Como acontece normalmente (exceto em casos como o Sennheiser HD 800), o palco sonoro e o detalhamento são inversamente proporcionais. Ou seja, o DT 880 possui um palco sonoro muito minguado, já que todos os elementos sonoros estão sendo continuamente “jogados na sua cara”. A diferenciação entre esquerdo e direito não é tão boa quanto no K701 e acabo classificando esse fone como não-ideal para assistir filmes, por exemplo (uma vez que filmes se beneficiam bastante de um fone com um bom palco sonoro).

Em termos de resposta em frequências, o DT880 tem um pouco mais de graves que os outros dois da trindade de neutralidade, mas também possui uma quantidade notável de agudos altos, acima dos 8kHz. Com isso, a quantidade de detalhamento fica ainda maior, uma vez que essas são as duas áreas mais ausentes em fones de ouvido em geral: Os graves porque os fones não possuem um falante grande o suficiente para produzir uma boa e controlada quantidade de graves e os agudos altos acabam sendo mais frágeis, uma vez que são as frequências do nosso espectro auditivo que possuem menos energia.

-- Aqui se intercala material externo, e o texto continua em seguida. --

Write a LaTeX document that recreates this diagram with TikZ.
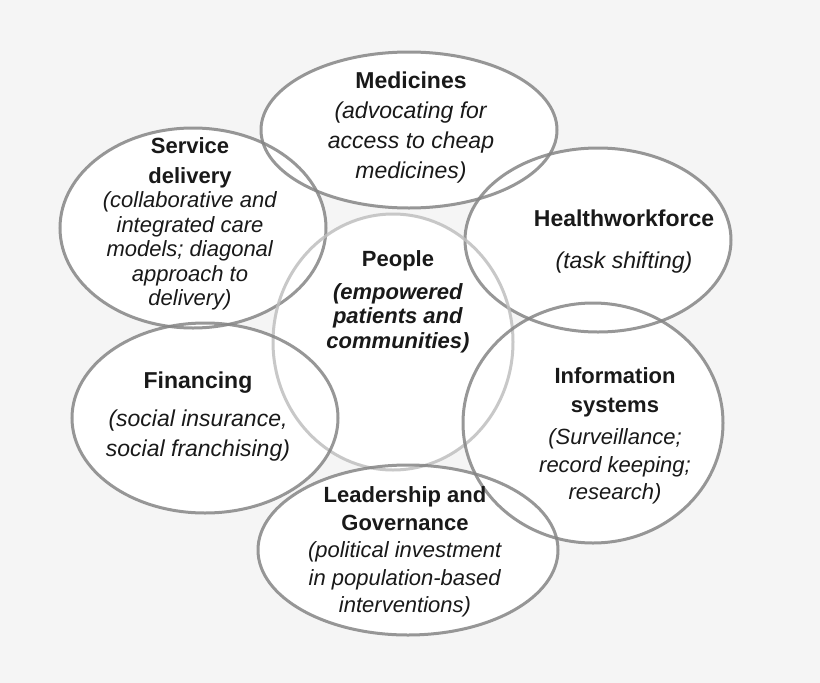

Um ponto negativo desse tipo de fone é que a presença dessa quantidade de agudos pode ser prejudicial para a audição caso as sessões de escuta se estendam por um longo período. Portanto, recomendo que o uso desse fone seja feito com cuidado, sem passar mais do que uma hora usando-o sem parar e, depois dessa uma hora, não usá-lo por pelo menos 20 minutos, dando tempo do ouvido se recuperar minimamente de qualquer impacto nocivo. Não é exaustivo lembrar que nenhum fone deve ser ouvido por um longo período de tempo acima de 85-95db, sendo muito útil ter um decibelímetro à mão para ter certeza de não estar prejudicando sua audição.

Com relação à rapidez, o DT880 é extremamente preciso, especialmente em sua versão de 600ohm. Quase não dá pra perceber fenômenos acústicos de imprecisão, o que se deve ao movimento do falante ser muito bem controlado. Com isso, orquestras e bandas grandes são bastante beneficiadas por esse fator, no sentido de que fica mais fácil perceber cada instrumento e é menos recorrente um instrumento “passar por cima” de outro. Entretanto, em termos de maciez, esse é um fone não indicado. Não é um fone voltado para escuta confortável e sim para escuta clínica. Não creio que alguém que procure esse fone para escutar todo tipo de música irá se agradar, uma vez que ele não perdoa muito os defeitos da gravação, mixagem e masterização, tornando músicas altamente comprimidas menos prazerosas de serem ouvidas. Em termos de distorção, escutando esse fone abaixo de 100dB SPL, creio que apenas os graves poderão apresentar algum problema, mas quase todos fones que existem possuem esse defeito. E, no caso desse fone, a distorção nos graves é quase desprezível, apesar de estar presente e ser minimamente notável.

Conclusão

O DT880 é um marco histórico enorme. Com quase 40 anos de existência, permanece sendo um referencial de neutralidade e, aqui no Audiofilico, será um bom referencial em quase todos os termos. Ou seja, o DT880 será por vezes o meu marco zero. Se eu disser que um fone é muito confortável, provavelmente significa que é mais confortável que o DT880 (ou, pelo menos muito confortável numa faixa de preço bem mais barata que o DT880). Da mesma forma, estabelecerei essas comparações com o que se refere à bom detalhamento, boa precisão/ rapidez, resposta em frequência, qualidade de construção, estilo, etc.

Para quem é esse equipamento?

O DT880 é para aquela pessoa que busca um fone com boa qualidade de construção e um som extremamente preciso, mas que tem um bom amplificador para puxar esse fone, não precisa de um fone portátil e (segundo os meus gostos) não busca um fone mais divertido.